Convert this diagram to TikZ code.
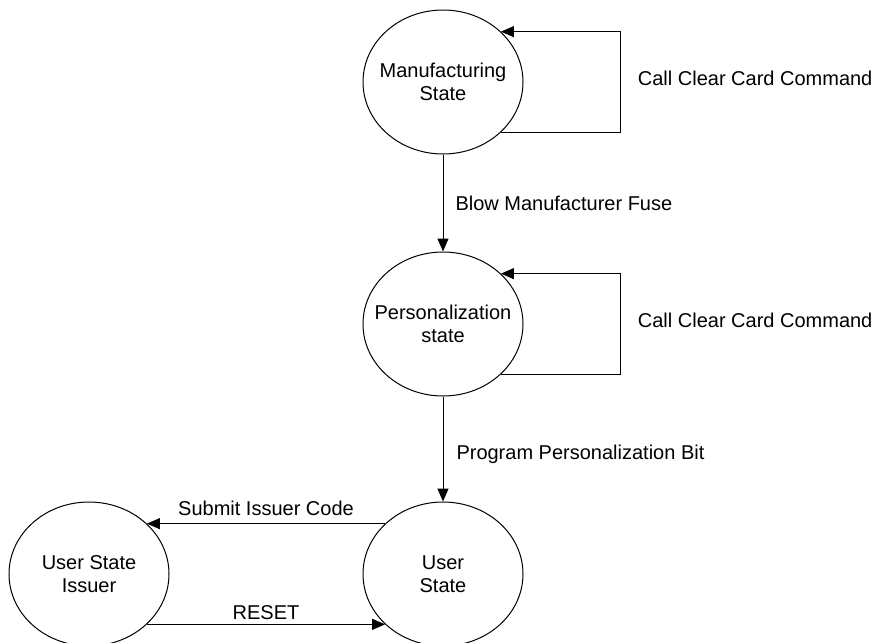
\documentclass[tikz,border=0pt]{standalone}
\usepackage{fontspec}
\setsansfont{Liberation Sans}
\tikzset{every picture/.style={/utils/exec={\sffamily}}}
\usetikzlibrary{calc}
\usetikzlibrary{positioning}
\usetikzlibrary{shapes.geometric,arrows.meta}

\begin{document}
\begin{tikzpicture}[node distance=0pt,
  state/.style={draw, ellipse, line width=0.5pt, minimum width=80pt, minimum height=72pt,
    inner xsep=-8pt, inner ysep=0pt, align=center, font=\fontsize{10}{11.5}\selectfont},
  trans/.style={-{Triangle[length=6.5pt,width=5.5pt]}, line width=0.5pt},
  lbl/.style={inner sep=0pt, font=\fontsize{10}{12}\selectfont}]
  \useasboundingbox (0,0) rectangle (437pt,-321.5pt);

  \node (manuf) [state] at (221.5pt,-41pt) {Manufacturing\\State};
  \node (perso) [state, below=48.5pt of manuf] {Personalization\\state};
  \node (user) [state, below=52.5pt of perso] {User\\State};
  \node (issuer) [state, left=96.5pt of user] {User State\\Issuer};

  \foreach \st in {manuf,perso} {
    \draw [trans] (\st.-41) -| ([xshift=48.5pt]\st.east) |- (\st.41);
    \node (\st-clear) [lbl, right=57pt of \st.east, yshift=2pt] {Call Clear Card Command};
  }

  \draw [trans] (manuf) -- node [lbl, right=6pt] {Blow Manufacturer Fuse} (perso);
  \draw [trans] (perso) -- node [lbl, right=6.5pt, pos=0.55] {Program Personalization Bit} (user);
  \draw [trans] (user.139) -- node [lbl, above=3.5pt] {Submit Issuer Code} (issuer.41);
  \draw [trans] (issuer.-41) -- node [lbl, above=2pt] {RESET} (user.-139);
\end{tikzpicture}
\end{document}
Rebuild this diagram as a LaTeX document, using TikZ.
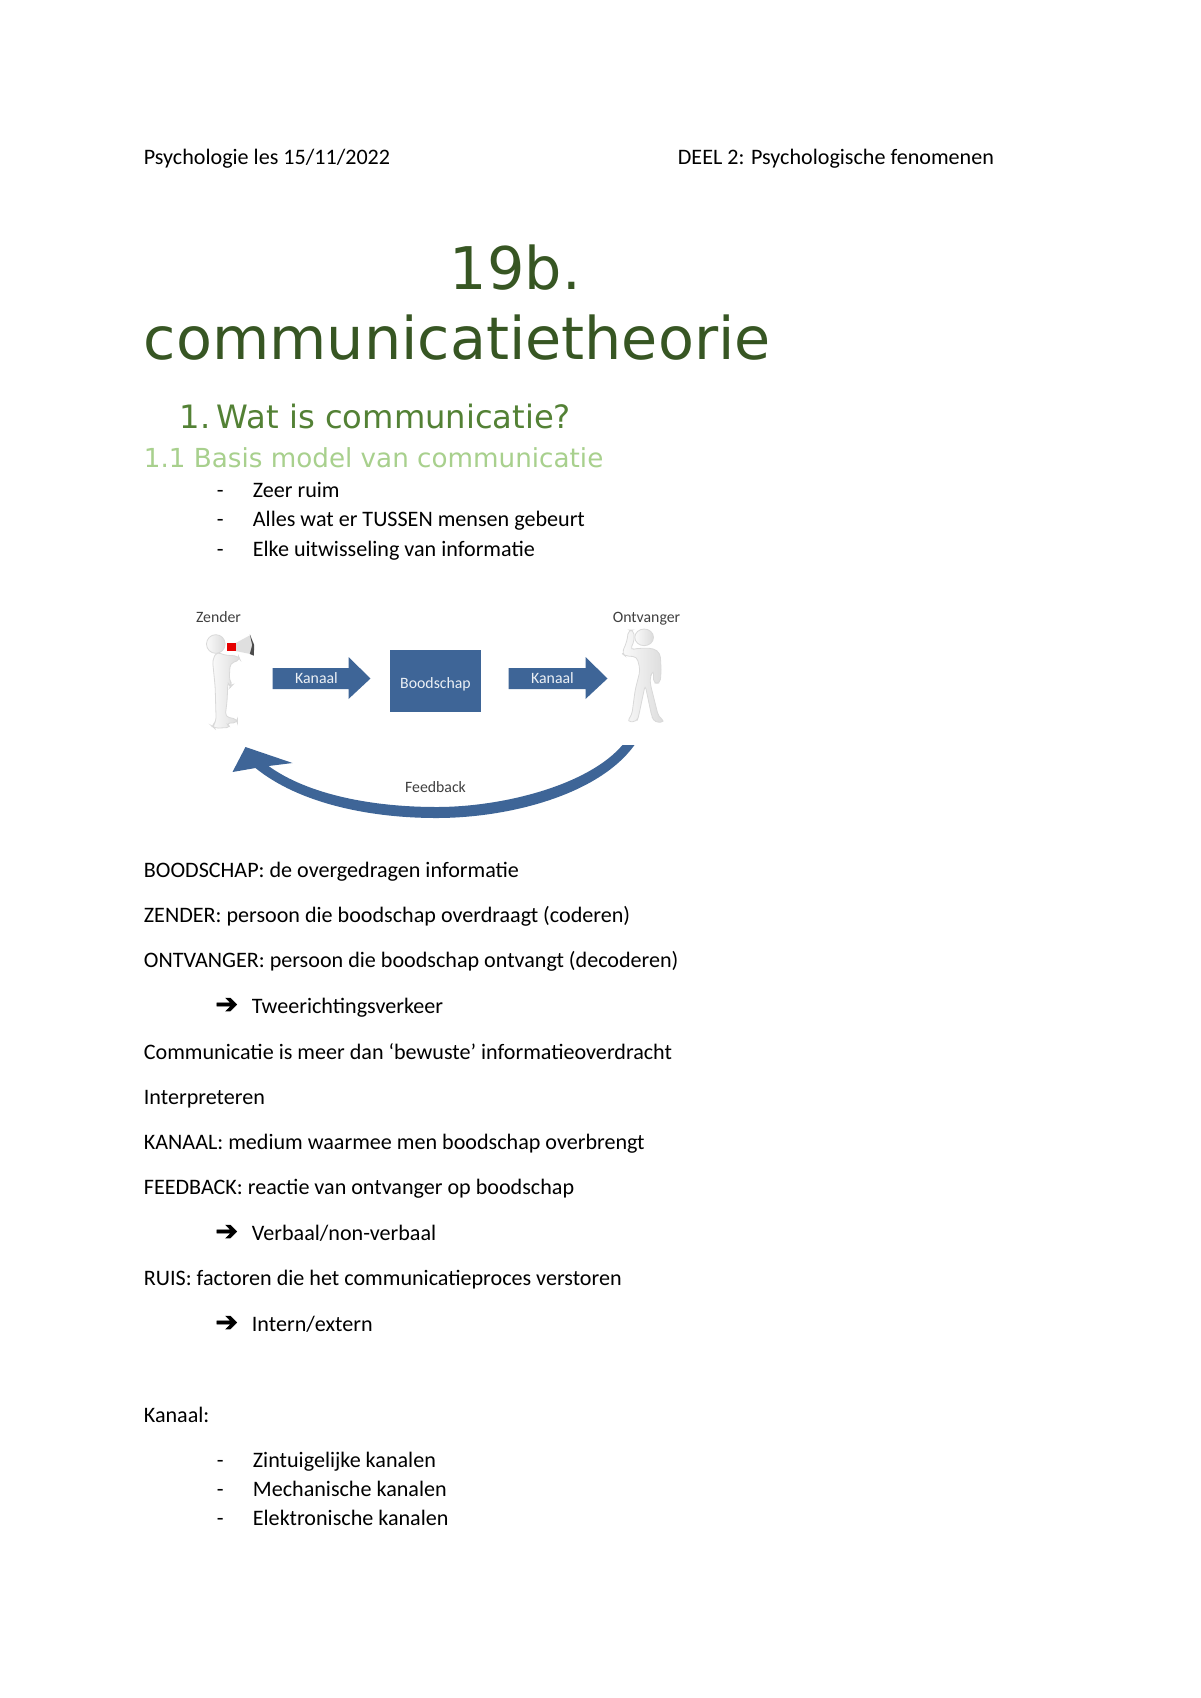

--- Aim of the task ---
Each line from the top of the material through the line containing "(0,0) rectangle (437pt,-321.5pt);" should be reproduced exactly; please drop any images.

--- Result of this task ---
Convert this diagram to TikZ code.
\documentclass[tikz,border=0pt]{standalone}
\usepackage{fontspec}
\setsansfont{Liberation Sans}
\tikzset{every picture/.style={/utils/exec={\sffamily}}}
\usetikzlibrary{calc}
\usetikzlibrary{positioning}
\usetikzlibrary{shapes.geometric,arrows.meta}

\begin{document}
\begin{tikzpicture}[node distance=0pt,
  state/.style={draw, ellipse, line width=0.5pt, minimum width=80pt, minimum height=72pt,
    inner xsep=-8pt, inner ysep=0pt, align=center, font=\fontsize{10}{11.5}\selectfont},
  trans/.style={-{Triangle[length=6.5pt,width=5.5pt]}, line width=0.5pt},
  lbl/.style={inner sep=0pt, font=\fontsize{10}{12}\selectfont}]
  \useasboundingbox (0,0) rectangle (437pt,-321.5pt);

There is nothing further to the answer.